**Exercise instructions:**
Separate out the lines that hold "chart".

Raw records:
------------------------------------

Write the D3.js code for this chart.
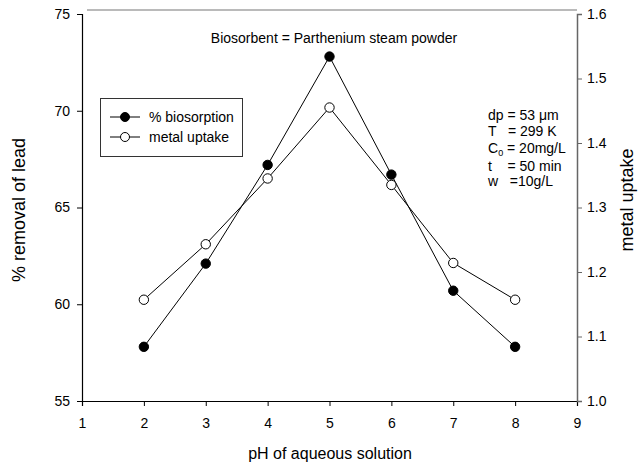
<!DOCTYPE html>
<html>
<head>
<meta charset="UTF-8">
<script src="https://cdn.jsdelivr.net/npm/d3@7"></script>
<style>
body {margin:0; background:#fff;}
text {font-family: Arial, "Liberation Sans", sans-serif; fill:#000;}
</style>
</head>
<body>
<svg id="chart" width="638" height="468"></svg>
<script>
// data
var pH = [2, 3, 4, 5, 6, 7, 8];
var biosorption = [57.8, 62.1, 67.2, 72.8, 66.7, 60.7, 57.8];
var uptake = [1.157, 1.243, 1.345, 1.455, 1.335, 1.214, 1.157];
var xTicks = [1, 2, 3, 4, 5, 6, 7, 8, 9];
var leftTicks = [55, 60, 65, 70, 75];
var rightTicks = [1.0, 1.1, 1.2, 1.3, 1.4, 1.5, 1.6];
var notes = ["dp = 53 \u03bcm", "T   = 299 K", "C0 = 20mg/L", "t    = 50 min", "w   =10g/L"];

var svg = d3.select("#chart");
var L = 82, R = 577, T = 14, B = 401;

var x = d3.scaleLinear().domain([1, 9]).range([L, R]);
var yL = d3.scaleLinear().domain([55, 75]).range([B, T]);
var yR = d3.scaleLinear().domain([1.0, 1.6]).range([B, T]);

// top frame line (gray, a little above the axes like in the original)
svg.append("line").attr("x1", L + 5).attr("x2", R).attr("y1", 10).attr("y2", 10)
    .attr("stroke", "#777").attr("stroke-width", 1.2);

var gx = svg.append("g").attr("transform", "translate(0," + B + ")")
    .call(d3.axisBottom(x).tickValues(xTicks).tickFormat(d3.format("d")).tickSizeOuter(0).tickSize(5).tickPadding(12));
var gl = svg.append("g").attr("transform", "translate(" + L + ",0)")
    .call(d3.axisLeft(yL).tickValues(leftTicks).tickFormat(d3.format("d")).tickSizeOuter(0).tickSize(5).tickPadding(7));
var gr = svg.append("g").attr("transform", "translate(" + R + ",0)")
    .call(d3.axisRight(yR).tickValues(rightTicks).tickFormat(d3.format(".1f")).tickSizeOuter(0).tickSize(5).tickPadding(5));
[gx, gl].forEach(function(g) {
  g.select(".domain").attr("stroke", "#000").attr("stroke-width", 1.2);
  g.selectAll(".tick line").attr("stroke", "#000");
});
gr.select(".domain").attr("stroke", "#666").attr("stroke-width", 1.5);
gr.selectAll(".tick line").attr("stroke", "#666");
svg.selectAll(".tick text").attr("fill", "#000").style("font-size", "14px")
    .style("font-family", "Arial, 'Liberation Sans', sans-serif");

// axis titles
svg.append("text").attr("x", 330).attr("y", 459).attr("text-anchor", "middle")
    .style("font-size", "16px").text("pH of aqueous solution");
svg.append("text").attr("transform", "translate(25,210) rotate(-90)")
    .attr("text-anchor", "middle").style("font-size", "18px").text("% removal of lead");
svg.append("text").attr("transform", "translate(633,200) rotate(-90)")
    .attr("text-anchor", "middle").style("font-size", "18px").text("metal uptake");

// series
var lineL = d3.line().x(function(d, i) { return x(pH[i]); }).y(function(d) { return yL(d); });
var lineR = d3.line().x(function(d, i) { return x(pH[i]); }).y(function(d) { return yR(d); });
svg.append("path").attr("d", lineL(biosorption)).attr("fill", "none").attr("stroke", "#000").attr("stroke-width", 1);
svg.append("path").attr("d", lineR(uptake)).attr("fill", "none").attr("stroke", "#000").attr("stroke-width", 1);
svg.selectAll(".ptL").data(biosorption).enter().append("circle")
    .attr("cx", function(d, i) { return x(pH[i]); }).attr("cy", function(d) { return yL(d); })
    .attr("r", 4.7).attr("fill", "#000").attr("stroke", "#000");
svg.selectAll(".ptR").data(uptake).enter().append("circle")
    .attr("cx", function(d, i) { return x(pH[i]); }).attr("cy", function(d) { return yR(d); })
    .attr("r", 4.7).attr("fill", "#fff").attr("stroke", "#000");

// title inside plot
svg.append("text").attr("x", 334).attr("y", 43).attr("text-anchor", "middle")
    .style("font-size", "14px").text("Biosorbent = Parthenium steam powder");

// legend
var lg = svg.append("g");
lg.append("rect").attr("x", 100.5).attr("y", 98.5).attr("width", 142).attr("height", 58)
    .attr("fill", "#fff").attr("stroke", "#333").attr("stroke-width", 1);
[["% biosorption", "#000"], ["metal uptake", "#fff"]].forEach(function(d, i) {
  var yy = 117 + i * 20;
  lg.append("line").attr("x1", 110).attr("x2", 140).attr("y1", yy).attr("y2", yy).attr("stroke", "#000");
  lg.append("circle").attr("cx", 125).attr("cy", yy).attr("r", 4.5).attr("fill", d[1]).attr("stroke", "#000");
  lg.append("text").attr("x", 149).attr("y", yy + 5).style("font-size", "14px").text(d[0]);
});

// conditions
var ng = svg.append("g").style("font-size", "14px");
var noteY = [120, 136, 153, 171, 186];
notes.forEach(function(s, i) {
  var t = ng.append("text").attr("x", 488).attr("y", noteY[i]).attr("xml:space", "preserve");
  if (i === 2) {
    t.text("C");
    t.append("tspan").attr("dy", 3).style("font-size", "9px").text("0");
    t.append("tspan").attr("dy", -3).text(" = 20mg/L");
  } else {
    t.text(s);
  }
});
</script>
</body>
</html>
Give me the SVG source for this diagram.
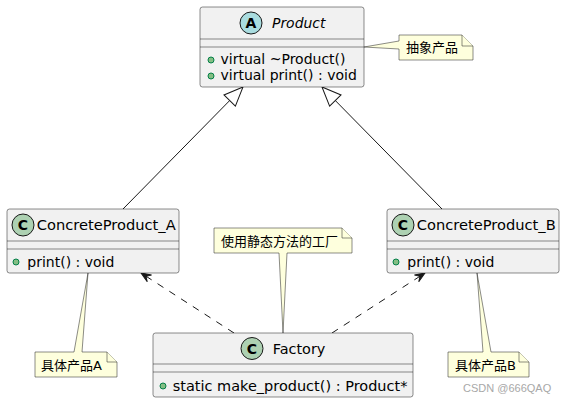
<svg xmlns="http://www.w3.org/2000/svg" width="566" height="404" viewBox="0 0 566 404">
<defs>
<style>
.box{fill:#F1F1F1;stroke:#181818;stroke-width:0.5}
.sep{stroke:#181818;stroke-width:0.5}
.t{font-family:"DejaVu Sans","Noto Sans CJK SC",sans-serif;font-size:14px;fill:#000}
.nt{font-family:"DejaVu Sans","Noto Sans CJK SC",sans-serif;font-size:13px;fill:#000}
.cir{stroke:#181818;stroke-width:1}
.ctext{font-family:"DejaVu Sans",sans-serif;font-size:14px;font-weight:bold;fill:#000;text-anchor:middle}
.dot{fill:#84BE84;stroke:#038048;stroke-width:1}
.note{fill:#FEFFDD;stroke:#181818;stroke-width:0.5}
.ext{stroke:#181818;stroke-width:1;fill:none;marker-end:url(#tri)}
.dep{stroke:#181818;stroke-width:1;fill:none;stroke-dasharray:7,7;marker-end:url(#arr)}
</style>
<marker id="tri" markerUnits="userSpaceOnUse" viewBox="-20 -10 22 20" refX="0" refY="0" markerWidth="22" markerHeight="20" orient="auto">
<path d="M0,0 L-19,-8 L-19,8 Z" fill="#FFFFFF" stroke="#181818" stroke-width="1"/>
</marker>
<marker id="arr" markerUnits="userSpaceOnUse" viewBox="-12 -6 14 12" refX="0" refY="0" markerWidth="14" markerHeight="12" orient="auto">
<path d="M0,0 L-10,-4 L-6,0 L-10,4 Z" fill="#181818" stroke="#181818" stroke-width="1"/>
</marker>
</defs>
<rect width="566" height="404" fill="#FFFFFF"/>

<g id="connectors">
<line class="ext" x1="123" y1="209" x2="243" y2="87"/>
<line class="ext" x1="442" y1="209" x2="322" y2="87"/>
<line class="dep" x1="234" y1="333" x2="141" y2="273"/>
<line class="dep" x1="332" y1="333" x2="425" y2="273"/>
</g>

<g id="Product">
<rect class="box" x="200" y="7" width="164" height="80" rx="2.5"/>
<circle class="cir" cx="251" cy="23" r="11" fill="#A9DCDF"/>
<text class="ctext" x="251" y="28">A</text>
<text class="t" x="272" y="28" font-style="italic" textLength="53.4" lengthAdjust="spacingAndGlyphs">Product</text>
<line class="sep" x1="200" y1="39" x2="364" y2="39"/>
<line class="sep" x1="200" y1="47" x2="364" y2="47"/>
<circle class="dot" cx="211" cy="60" r="3"/>
<text class="t" x="220.5" y="64">virtual ~Product()</text>
<circle class="dot" cx="211" cy="76" r="3"/>
<text class="t" x="220.5" y="80">virtual print() : void</text>
</g>

<g id="ConcreteProduct_A">
<rect class="box" x="7" y="209" width="172" height="64" rx="2.5"/>
<circle class="cir" cx="23" cy="225" r="11" fill="#ADD1B2"/>
<text class="ctext" x="23" y="230">C</text>
<text class="t" x="36.7" y="230" textLength="139" lengthAdjust="spacingAndGlyphs">ConcreteProduct_A</text>
<line class="sep" x1="7" y1="241" x2="179" y2="241"/>
<line class="sep" x1="7" y1="249" x2="179" y2="249"/>
<circle class="dot" cx="16" cy="262" r="3"/>
<text class="t" x="27.3" y="267">print() : void</text>
</g>

<g id="ConcreteProduct_B">
<rect class="box" x="387" y="209" width="172" height="64" rx="2.5"/>
<circle class="cir" cx="403" cy="225" r="11" fill="#ADD1B2"/>
<text class="ctext" x="403" y="230">C</text>
<text class="t" x="416.7" y="230" textLength="139" lengthAdjust="spacingAndGlyphs">ConcreteProduct_B</text>
<line class="sep" x1="387" y1="241" x2="559" y2="241"/>
<line class="sep" x1="387" y1="249" x2="559" y2="249"/>
<circle class="dot" cx="396" cy="262" r="3"/>
<text class="t" x="407.3" y="267">print() : void</text>
</g>

<g id="Factory">
<rect class="box" x="153" y="333" width="260" height="64" rx="2.5"/>
<circle class="cir" cx="252" cy="348.5" r="11" fill="#ADD1B2"/>
<text class="ctext" x="252" y="353.5">C</text>
<text class="t" x="272.7" y="354" textLength="52.7" lengthAdjust="spacingAndGlyphs">Factory</text>
<line class="sep" x1="153" y1="364" x2="413" y2="364"/>
<line class="sep" x1="153" y1="372" x2="413" y2="372"/>
<circle class="dot" cx="163" cy="386" r="3"/>
<text class="t" x="172.7" y="391" textLength="234.7" lengthAdjust="spacingAndGlyphs">static make_product() : Product*</text>
</g>

<g id="note_abstract">
<path class="note" d="M399,35 L462,35 L473,46 L473,60 L399,60 L399,49 L364,47 L399,41 Z"/>
<path class="note" d="M462,35 L462,46 L473,46"/>
<text class="nt" x="406" y="52">抽象产品</text>
</g>

<g id="note_factory">
<path class="note" d="M214,228 L342,228 L352,238 L352,253 L287,253 L283,333 L279,253 L214,253 Z"/>
<path class="note" d="M342,228 L342,238 L352,238"/>
<text class="nt" x="221" y="246">使用静态方法的工厂</text>
</g>

<g id="note_A">
<path class="note" d="M35,352 L74,352 L88,273 L82,352 L107,352 L117,362 L117,377 L35,377 Z"/>
<path class="note" d="M107,352 L107,362 L117,362"/>
<text class="nt" x="41" y="370">具体产品A</text>
</g>

<g id="note_B">
<path class="note" d="M448,352 L483,352 L477,273 L491,352 L519,352 L529,362 L529,377 L448,377 Z"/>
<path class="note" d="M519,352 L519,362 L529,362"/>
<text class="nt" x="455" y="370">具体产品B</text>
</g>

<text x="463" y="392" font-family="'Liberation Sans',Arial,sans-serif" font-size="11" fill="#A8A8A8">CSDN @666QAQ</text>
</svg>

------------------------------------

**Response to this task:**
Write the D3.js code for this chart.
<svg id="chart" width="638" height="468"></svg>
var svg = d3.select("#chart");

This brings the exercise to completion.